The calendar flipped to 2020, and with it, Python 2 quietly drew its last official breath. As of January 1st, Python 2 is no longer supported by the Python Software Foundation. No more security patches, no more bug fixes, nothing. After nearly 20 years of service and over a decade of coexistence with Python 3, the plug has finally been pulled.
I’ve been writing Python since the late 2.x days, and I have to say — this moment feels both overdue and slightly melancholic.
A Transition That Took Way Too Long#
Let’s be honest about this: the Python 2 to 3 migration has been one of the longest and most painful language transitions in software history. Python 3.0 was released in December 2008. That means we’ve had eleven years of overlap. Eleven years where the community was effectively split, where library authors had to maintain compatibility with both versions, and where the print statement versus print() function became a tribal marker.
The original end-of-life date was supposed to be 2015. It got extended to 2020 because the ecosystem simply wasn’t ready. Major libraries like NumPy, Django, and Requests took years to fully support Python 3, and many organizations had massive codebases that couldn’t be migrated overnight.
The Python Clock has been counting down for years, and now it’s at zero. But if you think everyone has migrated, I have some disappointing news.
The Real-World Impact#
In my experience consulting with various teams, the reality is messier than the official timeline suggests. I know of production systems — important ones, handling real money and real data — that are still running Python 2.7. Some of these systems were written in 2010 and have been “stable” enough that nobody wanted to touch them.
The end-of-life doesn’t mean Python 2 stops working. Your scripts will still run on January 2nd exactly as they did on December 31st. What it means is:
- No security patches: Any new vulnerabilities discovered in CPython 2.7 will not be fixed upstream. This is the big one. If you’re running internet-facing services on Python 2, you’re now accumulating unpatched security debt.
- Library abandonment: Major libraries have been dropping Python 2 support. NumPy stopped supporting Python 2 as of January 1st. pandas, matplotlib, and many others have announced similar timelines.
- No new features: Obviously. But more importantly, tooling like pip and setuptools will eventually stop working reliably with Python 2.
Lessons From The Longest Goodbye#
There are some real lessons here for the broader software engineering community. The Python 2/3 split was in many ways a case study in how not to handle a breaking language change.
The core mistake was underestimating how much breaking print, changing string handling (bytes vs. unicode), and altering integer division would impact real-world code. These weren’t obscure corner cases — they touched virtually every Python program ever written.
What the Python community eventually got right was tooling. The 2to3 tool, six library, and the __future__ imports made gradual migration possible. Projects like python-modernize helped automate large chunks of the conversion. If you’re still facing a migration, these tools are mature and battle-tested at this point.
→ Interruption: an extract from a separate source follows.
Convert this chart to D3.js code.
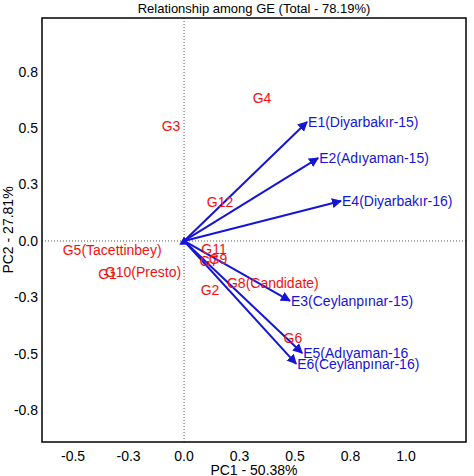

The other lesson is about organizational inertia. Technical migrations don’t happen because a deadline exists on a website. They happen when there’s business pressure — when a critical library drops support, when a security audit flags the risk, or when hiring becomes difficult because nobody wants to write Python 2 anymore.
What To Do If You’re Still On Python 2#
If you’re reading this and your team still has Python 2 code in production, here’s my pragmatic advice:
- Audit your exposure: Identify which Python 2 services are internet-facing or handle sensitive data. These are your highest-priority migration targets.
- Pin your dependencies: Lock down your Python 2 environment completely. You don’t want a library update accidentally breaking things when you least expect it.
- Start with tests: If you don’t have good test coverage on your Python 2 code, add it before you migrate. The
pytestframework works well with both versions and makes the transition smoother. - Use
python-modernize: It’s the most practical tool for converting Python 2 code to code that runs on both 2 and 3, which you can then clean up for Python 3 only. - Budget for it: This isn’t a weekend project for a large codebase. I’ve seen migrations of substantial applications take 3-6 months with dedicated engineering effort.
My Take#
I’m glad Python 2 is finally done. The dual-version world was a drag on the entire ecosystem. Every library maintainer who had to keep if sys.version_info[0] >= 3 branches alive deserves a thank-you note.
But I also think there’s a cautionary tale here for every language community. Breaking changes are sometimes necessary, but the cost of a fragmented ecosystem is enormous. It’s something I think about when I see discussions about the next major version of various languages. Backward compatibility isn’t glamorous, but it’s the bedrock of developer trust.